Regarding claim 13, 
	Claim 13 recites the same and/or analogous limitations as claim 3 above. Therefore, claim 13 is rejected under the same rationale and motivation as claim 3.


Regarding claim 14, 
	Claim 14 recites the same and/or analogous limitations as claim 4 above. Therefore, claim 14 is rejected under the same rationale and motivation as claim 4.


	Regarding claim 23,
	Claim 23 recites the same and/or analogous limitations as claim 3 above. Therefore, claim 23 is rejected under the same rationale and motivation as claim 3.

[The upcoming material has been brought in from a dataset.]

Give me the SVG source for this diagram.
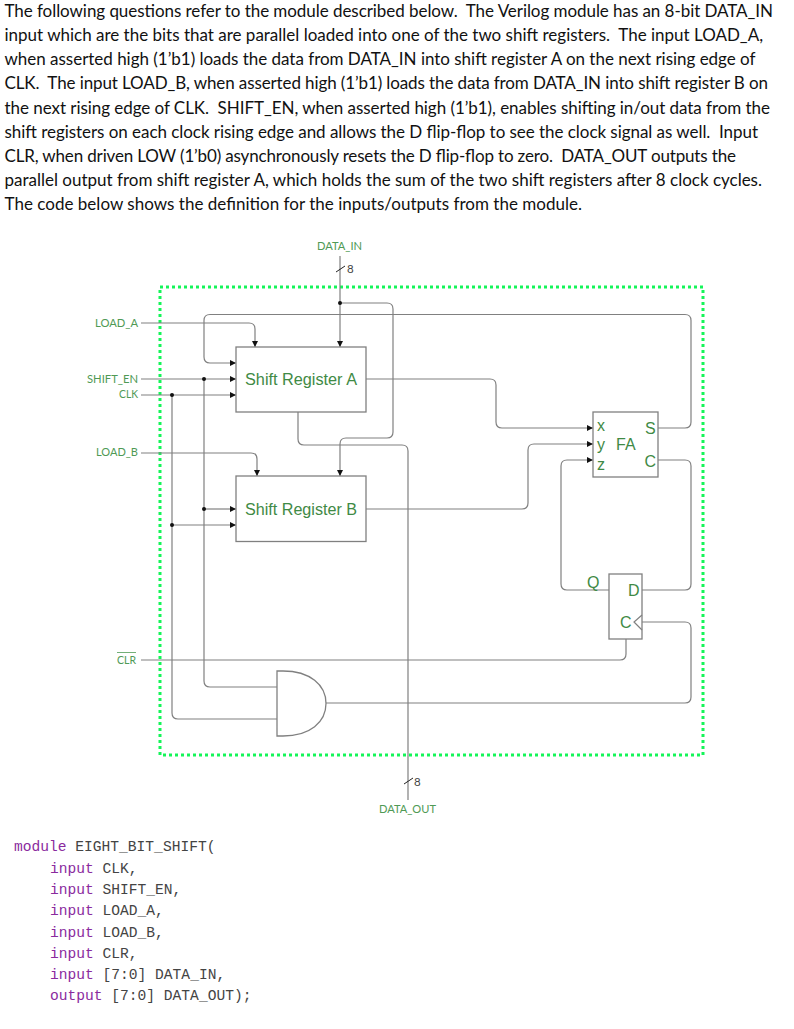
<svg xmlns="http://www.w3.org/2000/svg" width="794" height="1029" viewBox="0 0 794 1029">
<style>
.p{font-family:"Lato","Open Sans","Liberation Sans",sans-serif;font-size:17px;fill:#111;white-space:pre}
.l{font-family:"Lato","Open Sans","Liberation Sans",sans-serif;font-size:12px;fill:#4f9a55}
.n{font-family:"Lato","Open Sans","Liberation Sans",sans-serif;font-size:11.5px;fill:#444}
.b{font-family:"Liberation Sans",Arial,sans-serif;font-size:16px;fill:#3f8a45}
.c{font-family:"Liberation Mono","Courier New",monospace;font-size:14.6px;fill:#444}
.k{fill:#8a2a9e}
.w{fill:none;stroke:#808080;stroke-width:1.2}
.a{marker-end:url(#ah)}
.s{fill:#fff;stroke:#808080;stroke-width:1.3}
.d{fill:#111}
</style>
<defs><marker id="ah" markerUnits="userSpaceOnUse" markerWidth="6" markerHeight="6" refX="6" refY="3" orient="auto"><path d="M0 0L6 3L0 6z" fill="#111"/></marker></defs>
<rect width="794" height="1029" fill="#fff"/>
<g id="question">
<text class="p" x="4.5" y="17" textLength="768.5" lengthAdjust="spacing">The following questions refer to the module described below.  The Verilog module has an 8-bit DATA_IN</text>
<text class="p" x="4.5" y="41" textLength="758.5" lengthAdjust="spacing">input which are the bits that are parallel loaded into one of the two shift registers.  The input LOAD_A,</text>
<text class="p" x="4.5" y="65" textLength="751" lengthAdjust="spacing">when asserted high (1’b1) loads the data from DATA_IN into shift register A on the next rising edge of</text>
<text class="p" x="4.5" y="89" textLength="763.5" lengthAdjust="spacing">CLK.  The input LOAD_B, when asserted high (1’b1) loads the data from DATA_IN into shift register B on</text>
<text class="p" x="4.5" y="113.500" textLength="765.500" lengthAdjust="spacing">the next rising edge of CLK.  SHIFT_EN, when asserted high (1’b1), enables shifting in/out data from the</text>
<text class="p" x="4.5" y="138" textLength="753.500" lengthAdjust="spacing">shift registers on each clock rising edge and allows the D flip-flop to see the clock signal as well.  Input</text>
<text class="p" x="4.5" y="162" textLength="731.500" lengthAdjust="spacing">CLR, when driven LOW (1’b0) asynchronously resets the D flip-flop to zero.  DATA_OUT outputs the</text>
<text class="p" x="4.5" y="186" textLength="757.500" lengthAdjust="spacing">parallel output from shift register A, which holds the sum of the two shift registers after 8 clock cycles.</text>
<text class="p" x="4.5" y="210" textLength="577.500" lengthAdjust="spacing">The code below shows the definition for the inputs/outputs from the module.</text>
</g>
<path id="boundary" d="M160 287H703V755H160Z" fill="none" stroke="#14f558" stroke-width="3" stroke-dasharray="3 3"/>
<g id="connectors">
<path class="w a" d="M340 256V347"/>
<path class="w a" d="M340 303H387Q393 303 393 309V432Q393 438 387 438H346Q340 438 340 444V476"/>
<path class="w a" d="M141 323H249Q255 323 255 329V347"/>
<path class="w a" d="M658 428H685Q691 428 691 422V320.500Q691 314.500 685 314.500H210Q204 314.500 204 320.500V357Q204 363 210 363H236"/>
<path class="w a" d="M141 379H236"/>
<path class="w a" d="M141 395H236"/>
<path class="w a" d="M141 453H251Q257 453 257 459V476"/>
<path class="w a" d="M204 509H236"/>
<path class="w a" d="M172 525H236"/>
<path class="w" d="M204 379V681Q204 687 210 687H277"/>
<path class="w" d="M172 395V713Q172 719 178 719H277"/>
<path class="w a" d="M366 379H490Q496 379 496 385V422Q496 428 502 428H593"/>
<path class="w a" d="M366 509H522Q528 509 528 503V450Q528 444 534 444H593"/>
<path class="w" d="M298 412V439Q298 445 304 445H402Q408 445 408 451V800"/>
<path class="w a" d="M609 590H567Q561 590 561 584V466Q561 460 567 460H593"/>
<path class="w" d="M642 590H685Q691 590 691 584V466Q691 460 685 460H658"/>
<path class="w" d="M642 622H685Q691 622 691 628V697Q691 703 685 703H326"/>
<path class="w" d="M141 660H620Q626 660 626 654V639"/>
<circle class="d" cx="340" cy="303" r="2"/>
<circle class="d" cx="204" cy="379" r="2"/>
<circle class="d" cx="172" cy="395" r="2"/>
<circle class="d" cx="204" cy="509" r="2"/>
<circle class="d" cx="172" cy="525" r="2"/>
<path d="M336 272L345 266M404 784L413 778" fill="none" stroke="#222" stroke-width="1"/>
</g>
<g id="shift-register-a"><rect class="s" x="236" y="347" width="130" height="65"/><text class="b" x="245" y="385" textLength="112" lengthAdjust="spacingAndGlyphs">Shift Register A</text></g>
<g id="shift-register-b"><rect class="s" x="236" y="476" width="130" height="65.500"/><text class="b" x="245" y="515" textLength="112" lengthAdjust="spacingAndGlyphs">Shift Register B</text></g>
<g id="full-adder"><rect class="s" x="593" y="412" width="65" height="65"/>
<text class="b" x="597" y="431">x</text><text class="b" x="597" y="450">y</text><text class="b" x="597" y="470">z</text>
<text class="b" x="616" y="450">FA</text><text class="b" x="645" y="434">S</text><text class="b" x="644.500" y="467">C</text></g>
<g id="d-flip-flop"><rect class="s" x="609" y="574" width="33" height="65"/>
<path d="M642 615L634 622L642 630" fill="none" stroke="#808080" stroke-width="1.200"/>
<text class="b" x="587" y="588">Q</text><text class="b" x="628" y="596">D</text><text class="b" x="620" y="628">C</text></g>
<g id="and-gate"><path class="s" d="M277 671H283C310 671 326 685 326 703.500C326 722 310 736 283 736H277Z"/></g>
<g id="labels">
<text class="l" x="317" y="250" textLength="45" lengthAdjust="spacingAndGlyphs">DATA_IN</text>
<text class="n" x="347" y="273">8</text>
<text class="l" x="95" y="327" textLength="43" lengthAdjust="spacingAndGlyphs">LOAD_A</text>
<text class="l" x="87" y="383" textLength="51" lengthAdjust="spacingAndGlyphs">SHIFT_EN</text>
<text class="l" x="119" y="398" textLength="19" lengthAdjust="spacingAndGlyphs">CLK</text>
<text class="l" x="96" y="456" textLength="42" lengthAdjust="spacingAndGlyphs">LOAD_B</text>
<text class="l" x="117" y="663.500" textLength="19" lengthAdjust="spacingAndGlyphs">CLR</text>
<path d="M117 652.500H136" stroke="#4f9a55" stroke-width="0.800"/>
<text class="n" x="414" y="786">8</text>
<text class="l" x="379" y="813" textLength="57" lengthAdjust="spacingAndGlyphs">DATA_OUT</text>
</g>
<g id="code">
<text class="c" x="14" y="851"><tspan class="k">module</tspan> EIGHT_BIT_SHIFT(</text>
<text class="c" x="50" y="872.500"><tspan class="k">input</tspan> CLK,</text>
<text class="c" x="50" y="894"><tspan class="k">input</tspan> SHIFT_EN,</text>
<text class="c" x="50" y="915"><tspan class="k">input</tspan> LOAD_A,</text>
<text class="c" x="50" y="936.500"><tspan class="k">input</tspan> LOAD_B,</text>
<text class="c" x="50" y="958"><tspan class="k">input</tspan> CLR,</text>
<text class="c" x="50" y="979"><tspan class="k">input</tspan> [7:0] DATA_IN,</text>
<text class="c" x="50" y="1000"><tspan class="k">output</tspan> [7:0] DATA_OUT);</text>
</g>
</svg>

Claims 5-6 and 15-16 are rejected under 35 U.S.C. 103 as being unpatentable over Liu in view of Sather and Zhao, as applied to claim 4, and further in view of Ye et al., “Rethinking the Smaller-Norm-Less Informative Assumption in Channel Pruning of Convolution Layers, (Feb. 2018)
	Regarding claim 5, the combination of Liu in view of Sather and Zhao teaches all of the limitations of claim 4, however the combination does not distinctly disclose modifying the deep learning tensor further by increasing an absolute value of the selected element.
Nevertheless, Ye teaches modifying the deep learning tensor further by increasing an absolute value of the selected element (Ye, pg. 6-7, Algorithm 4.2, teaches alpha is less than 1 and we divide the weights by alpha – Note: alpha is being understood as the pruning probability; Ye, pg. 6 further teaches if the model is pretrained, check the average magnitude of γs in the network, choose α such that the magnitude of rescaled γl is around 100µλlρ. We found as long as one choose those parameters in the right range of magnitudes, the optimization progress is enough robust. – Note: magnitude is considered an absolute value).
	Before the effective filing date of the claimed invention, it would have been obvious to one of ordinary skill in the art to have modified the neural network pruning system, as taught by Liu in view of Sather and Zhao, to further include the algorithm, as taught by Y, as the approach is mathematically appealing from an optimization perspective and easy to reproduce. (Ye, Abstract and see also pg. 2 section 1)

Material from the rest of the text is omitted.